Retries and Timeouts

    Timeouts work hand in hand with retries. Once requests are retried a certain number of times, it becomes important to limit the total amount of time a client waits before giving up entirely. Imagine a number of retries forcing a client to wait for 10 seconds.

    A service profile may define certain routes as retryable or specify timeouts for routes. This will cause the Linkerd proxy to perform the appropriate retries or timeouts when calling that service. Retries and timeouts are always performed on the outbound (client) side.

    Traditionally, when performing retries, you must specify a maximum number of retry attempts before giving up. Unfortunately, there are two major problems with configuring retries this way.

    You need to pick a number that’s high enough to make a difference; allowing more than one retry attempt is usually prudent and, if your service is less reliable, you’ll probably want to allow several retry attempts. On the other hand, allowing too many retry attempts can generate a lot of extra requests and extra load on the system. Performing a lot of retries can also seriously increase the latency of requests that need to be retried. In practice, you usually pick a maximum retry attempts number out of a hat (3?) and then tweak it through trial and error until the system behaves roughly how you want it to.
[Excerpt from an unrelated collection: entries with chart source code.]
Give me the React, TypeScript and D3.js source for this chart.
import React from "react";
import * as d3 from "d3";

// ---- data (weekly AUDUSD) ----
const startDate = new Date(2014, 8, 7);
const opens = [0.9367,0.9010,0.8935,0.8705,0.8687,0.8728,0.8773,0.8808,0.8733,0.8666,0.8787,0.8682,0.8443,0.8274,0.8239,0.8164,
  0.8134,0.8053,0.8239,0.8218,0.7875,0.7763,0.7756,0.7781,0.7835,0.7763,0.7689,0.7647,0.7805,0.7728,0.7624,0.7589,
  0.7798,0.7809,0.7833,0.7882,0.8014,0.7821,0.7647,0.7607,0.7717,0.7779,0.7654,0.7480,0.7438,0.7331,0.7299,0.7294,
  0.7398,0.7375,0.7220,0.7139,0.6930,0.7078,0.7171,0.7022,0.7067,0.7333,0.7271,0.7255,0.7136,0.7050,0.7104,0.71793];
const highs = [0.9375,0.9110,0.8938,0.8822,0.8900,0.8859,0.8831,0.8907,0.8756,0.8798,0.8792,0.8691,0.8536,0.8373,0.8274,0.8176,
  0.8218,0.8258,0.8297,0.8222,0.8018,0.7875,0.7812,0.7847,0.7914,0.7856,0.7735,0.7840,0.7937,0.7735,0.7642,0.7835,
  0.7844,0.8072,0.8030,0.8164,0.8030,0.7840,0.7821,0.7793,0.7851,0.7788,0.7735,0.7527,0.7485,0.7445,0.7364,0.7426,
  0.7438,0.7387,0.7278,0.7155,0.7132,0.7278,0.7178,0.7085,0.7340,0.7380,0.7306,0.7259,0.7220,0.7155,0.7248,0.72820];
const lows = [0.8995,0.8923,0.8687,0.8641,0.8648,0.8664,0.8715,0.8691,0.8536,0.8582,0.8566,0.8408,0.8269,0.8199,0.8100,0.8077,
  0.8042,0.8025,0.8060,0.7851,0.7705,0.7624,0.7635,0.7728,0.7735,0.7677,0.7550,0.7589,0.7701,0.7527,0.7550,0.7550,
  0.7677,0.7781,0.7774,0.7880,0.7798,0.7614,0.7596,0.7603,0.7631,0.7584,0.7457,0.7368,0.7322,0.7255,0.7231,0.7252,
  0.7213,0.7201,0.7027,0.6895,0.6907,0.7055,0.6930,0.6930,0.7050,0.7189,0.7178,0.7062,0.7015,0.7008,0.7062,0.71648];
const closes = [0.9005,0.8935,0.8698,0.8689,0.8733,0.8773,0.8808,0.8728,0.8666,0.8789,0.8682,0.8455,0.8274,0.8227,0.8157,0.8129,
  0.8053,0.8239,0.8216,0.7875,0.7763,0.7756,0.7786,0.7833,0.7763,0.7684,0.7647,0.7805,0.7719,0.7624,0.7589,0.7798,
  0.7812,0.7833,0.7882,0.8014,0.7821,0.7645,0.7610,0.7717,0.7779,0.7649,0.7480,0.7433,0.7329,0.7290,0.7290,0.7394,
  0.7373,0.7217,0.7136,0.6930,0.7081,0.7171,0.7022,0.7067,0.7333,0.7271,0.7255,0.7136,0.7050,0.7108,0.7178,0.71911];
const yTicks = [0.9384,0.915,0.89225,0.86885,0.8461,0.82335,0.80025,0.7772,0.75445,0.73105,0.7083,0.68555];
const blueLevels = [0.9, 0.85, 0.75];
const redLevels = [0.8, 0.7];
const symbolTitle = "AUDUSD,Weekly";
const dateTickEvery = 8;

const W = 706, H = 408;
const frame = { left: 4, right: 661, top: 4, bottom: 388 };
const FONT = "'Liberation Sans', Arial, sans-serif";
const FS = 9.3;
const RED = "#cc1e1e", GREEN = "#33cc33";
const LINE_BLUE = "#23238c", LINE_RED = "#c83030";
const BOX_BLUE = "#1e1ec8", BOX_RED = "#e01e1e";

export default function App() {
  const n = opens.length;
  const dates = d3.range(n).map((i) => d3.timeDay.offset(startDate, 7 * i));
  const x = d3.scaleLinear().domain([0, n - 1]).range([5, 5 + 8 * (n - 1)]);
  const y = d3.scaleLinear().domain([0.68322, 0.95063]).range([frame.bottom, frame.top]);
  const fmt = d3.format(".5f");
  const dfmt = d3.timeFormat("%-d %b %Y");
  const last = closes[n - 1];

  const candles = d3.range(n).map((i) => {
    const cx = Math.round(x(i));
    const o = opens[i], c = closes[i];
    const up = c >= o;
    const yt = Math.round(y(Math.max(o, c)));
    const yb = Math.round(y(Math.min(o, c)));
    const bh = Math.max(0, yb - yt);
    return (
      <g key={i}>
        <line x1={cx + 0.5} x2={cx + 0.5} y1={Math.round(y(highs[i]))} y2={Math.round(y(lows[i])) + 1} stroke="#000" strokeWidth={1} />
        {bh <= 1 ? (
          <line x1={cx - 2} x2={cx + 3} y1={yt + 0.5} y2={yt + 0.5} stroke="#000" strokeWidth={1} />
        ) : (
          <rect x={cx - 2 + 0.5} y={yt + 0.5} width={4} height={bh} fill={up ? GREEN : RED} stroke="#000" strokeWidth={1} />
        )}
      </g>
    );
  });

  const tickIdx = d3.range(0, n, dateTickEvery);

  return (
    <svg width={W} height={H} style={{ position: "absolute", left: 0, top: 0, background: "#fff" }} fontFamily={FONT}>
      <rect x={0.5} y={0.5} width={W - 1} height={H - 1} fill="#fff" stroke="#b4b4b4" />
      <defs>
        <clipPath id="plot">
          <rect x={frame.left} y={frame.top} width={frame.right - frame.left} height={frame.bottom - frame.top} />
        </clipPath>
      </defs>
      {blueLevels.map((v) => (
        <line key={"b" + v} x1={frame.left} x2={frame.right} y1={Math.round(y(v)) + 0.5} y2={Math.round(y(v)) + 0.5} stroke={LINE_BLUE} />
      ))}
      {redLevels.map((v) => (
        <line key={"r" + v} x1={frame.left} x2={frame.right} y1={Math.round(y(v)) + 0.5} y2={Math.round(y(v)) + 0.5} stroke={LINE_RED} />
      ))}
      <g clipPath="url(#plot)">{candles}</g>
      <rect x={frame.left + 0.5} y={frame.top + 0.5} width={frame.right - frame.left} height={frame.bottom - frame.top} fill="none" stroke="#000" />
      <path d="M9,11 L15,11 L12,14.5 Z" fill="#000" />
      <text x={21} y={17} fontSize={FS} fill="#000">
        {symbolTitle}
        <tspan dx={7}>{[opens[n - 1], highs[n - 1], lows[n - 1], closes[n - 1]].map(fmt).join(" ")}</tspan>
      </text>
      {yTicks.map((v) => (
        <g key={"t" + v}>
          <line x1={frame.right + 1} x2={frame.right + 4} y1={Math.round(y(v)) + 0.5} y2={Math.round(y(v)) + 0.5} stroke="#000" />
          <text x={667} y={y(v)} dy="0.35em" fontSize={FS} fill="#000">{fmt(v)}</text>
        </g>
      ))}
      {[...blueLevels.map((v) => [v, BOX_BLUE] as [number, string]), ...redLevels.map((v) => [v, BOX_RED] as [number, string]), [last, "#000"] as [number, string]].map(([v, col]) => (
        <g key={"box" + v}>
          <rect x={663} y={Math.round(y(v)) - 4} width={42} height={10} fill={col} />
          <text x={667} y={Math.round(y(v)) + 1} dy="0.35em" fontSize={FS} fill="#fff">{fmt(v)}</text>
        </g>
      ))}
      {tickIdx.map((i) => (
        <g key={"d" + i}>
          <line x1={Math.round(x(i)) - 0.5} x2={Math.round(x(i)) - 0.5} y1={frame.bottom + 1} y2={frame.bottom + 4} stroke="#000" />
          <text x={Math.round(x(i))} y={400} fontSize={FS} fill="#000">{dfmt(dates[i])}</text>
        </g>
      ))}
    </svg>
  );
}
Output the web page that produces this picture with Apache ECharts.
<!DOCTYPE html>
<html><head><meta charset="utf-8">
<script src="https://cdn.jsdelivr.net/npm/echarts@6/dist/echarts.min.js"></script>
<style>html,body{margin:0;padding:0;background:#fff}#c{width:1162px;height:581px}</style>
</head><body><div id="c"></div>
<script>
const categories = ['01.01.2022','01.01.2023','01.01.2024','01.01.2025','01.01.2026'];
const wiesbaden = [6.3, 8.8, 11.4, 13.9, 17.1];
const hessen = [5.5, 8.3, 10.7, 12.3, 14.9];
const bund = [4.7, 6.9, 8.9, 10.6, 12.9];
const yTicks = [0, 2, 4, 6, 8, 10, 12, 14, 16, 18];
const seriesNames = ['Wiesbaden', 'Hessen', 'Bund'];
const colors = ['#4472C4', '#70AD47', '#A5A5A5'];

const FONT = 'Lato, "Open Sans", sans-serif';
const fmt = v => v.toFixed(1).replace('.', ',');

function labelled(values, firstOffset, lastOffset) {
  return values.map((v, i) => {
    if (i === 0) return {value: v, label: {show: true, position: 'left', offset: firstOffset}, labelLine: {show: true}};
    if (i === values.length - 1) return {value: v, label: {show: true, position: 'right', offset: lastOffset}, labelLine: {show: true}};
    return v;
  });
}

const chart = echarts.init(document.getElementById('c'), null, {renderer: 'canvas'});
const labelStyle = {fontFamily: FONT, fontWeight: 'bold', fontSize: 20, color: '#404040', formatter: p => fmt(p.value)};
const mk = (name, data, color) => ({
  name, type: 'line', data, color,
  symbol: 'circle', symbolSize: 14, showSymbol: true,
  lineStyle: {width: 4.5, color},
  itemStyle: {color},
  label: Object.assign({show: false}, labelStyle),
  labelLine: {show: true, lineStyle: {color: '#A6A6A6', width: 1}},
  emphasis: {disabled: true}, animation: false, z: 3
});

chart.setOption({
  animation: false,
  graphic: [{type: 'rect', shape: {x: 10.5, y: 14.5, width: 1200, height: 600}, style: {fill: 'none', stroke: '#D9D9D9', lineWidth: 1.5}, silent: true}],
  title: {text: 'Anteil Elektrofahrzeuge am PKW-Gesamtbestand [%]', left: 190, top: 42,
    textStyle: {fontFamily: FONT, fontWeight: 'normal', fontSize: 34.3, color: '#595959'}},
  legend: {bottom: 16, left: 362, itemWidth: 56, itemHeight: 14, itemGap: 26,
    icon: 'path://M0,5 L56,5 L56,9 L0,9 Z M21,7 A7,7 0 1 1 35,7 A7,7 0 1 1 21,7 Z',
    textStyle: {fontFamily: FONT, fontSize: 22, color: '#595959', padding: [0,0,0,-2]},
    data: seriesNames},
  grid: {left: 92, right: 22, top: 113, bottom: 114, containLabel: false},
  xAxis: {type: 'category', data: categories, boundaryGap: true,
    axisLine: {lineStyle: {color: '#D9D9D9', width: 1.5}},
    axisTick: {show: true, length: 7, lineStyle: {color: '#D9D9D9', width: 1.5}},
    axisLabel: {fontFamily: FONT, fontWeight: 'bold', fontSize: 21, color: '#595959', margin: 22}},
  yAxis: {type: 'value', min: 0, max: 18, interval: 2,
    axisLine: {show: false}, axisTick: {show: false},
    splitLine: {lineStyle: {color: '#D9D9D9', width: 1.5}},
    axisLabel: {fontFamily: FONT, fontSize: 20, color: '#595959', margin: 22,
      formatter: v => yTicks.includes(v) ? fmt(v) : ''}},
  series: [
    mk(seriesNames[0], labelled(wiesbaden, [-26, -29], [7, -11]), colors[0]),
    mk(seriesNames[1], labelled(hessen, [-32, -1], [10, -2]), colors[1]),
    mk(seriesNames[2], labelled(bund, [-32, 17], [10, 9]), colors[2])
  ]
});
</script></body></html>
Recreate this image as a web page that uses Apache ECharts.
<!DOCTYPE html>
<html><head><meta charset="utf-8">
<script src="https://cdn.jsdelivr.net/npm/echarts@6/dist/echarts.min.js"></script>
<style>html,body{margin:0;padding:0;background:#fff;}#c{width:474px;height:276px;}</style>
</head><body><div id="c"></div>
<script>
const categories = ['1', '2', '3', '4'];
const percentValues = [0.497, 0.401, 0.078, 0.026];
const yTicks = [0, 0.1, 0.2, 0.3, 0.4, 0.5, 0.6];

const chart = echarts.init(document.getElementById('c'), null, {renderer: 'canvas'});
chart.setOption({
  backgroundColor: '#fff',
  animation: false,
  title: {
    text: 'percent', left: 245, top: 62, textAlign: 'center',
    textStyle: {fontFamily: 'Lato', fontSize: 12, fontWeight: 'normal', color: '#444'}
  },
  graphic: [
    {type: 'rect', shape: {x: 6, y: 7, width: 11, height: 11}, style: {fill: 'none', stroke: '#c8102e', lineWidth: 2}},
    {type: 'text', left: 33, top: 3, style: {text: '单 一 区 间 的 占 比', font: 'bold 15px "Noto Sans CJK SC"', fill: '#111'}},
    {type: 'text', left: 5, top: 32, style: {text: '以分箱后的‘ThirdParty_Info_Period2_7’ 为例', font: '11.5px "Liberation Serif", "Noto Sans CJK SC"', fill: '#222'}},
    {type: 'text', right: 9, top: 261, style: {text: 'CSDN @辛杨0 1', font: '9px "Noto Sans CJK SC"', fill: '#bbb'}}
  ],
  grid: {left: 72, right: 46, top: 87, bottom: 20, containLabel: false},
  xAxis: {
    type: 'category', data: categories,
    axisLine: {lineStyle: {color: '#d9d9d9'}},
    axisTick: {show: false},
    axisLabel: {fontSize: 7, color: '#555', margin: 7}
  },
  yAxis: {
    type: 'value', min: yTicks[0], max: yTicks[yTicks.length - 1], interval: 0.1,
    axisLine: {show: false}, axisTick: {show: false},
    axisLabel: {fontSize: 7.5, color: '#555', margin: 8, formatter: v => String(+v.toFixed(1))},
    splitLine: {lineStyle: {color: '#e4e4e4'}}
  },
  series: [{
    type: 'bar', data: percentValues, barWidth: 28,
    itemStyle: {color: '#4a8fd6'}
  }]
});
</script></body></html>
    Systems configured this way are vulnerable to retry storms

    Retry Budgets to the Rescue

    To avoid the problems of retry storms and arbitrary numbers of retry attempts, retries are configured using retry budgets. Rather than specifying a fixed maximum number of retry attempts per request, Linkerd keeps track of the ratio between regular requests and retries and keeps this number below a configurable limit. For example, you may specify that you want retries to add at most 20% more requests. Linkerd will then retry as much as it can while maintaining that ratio.

    Configuring retries is always a trade-off between improving success rate and not adding too much extra load to the system. Retry budgets make that trade-off explicit by letting you specify exactly how much extra load your system is willing to accept from retries.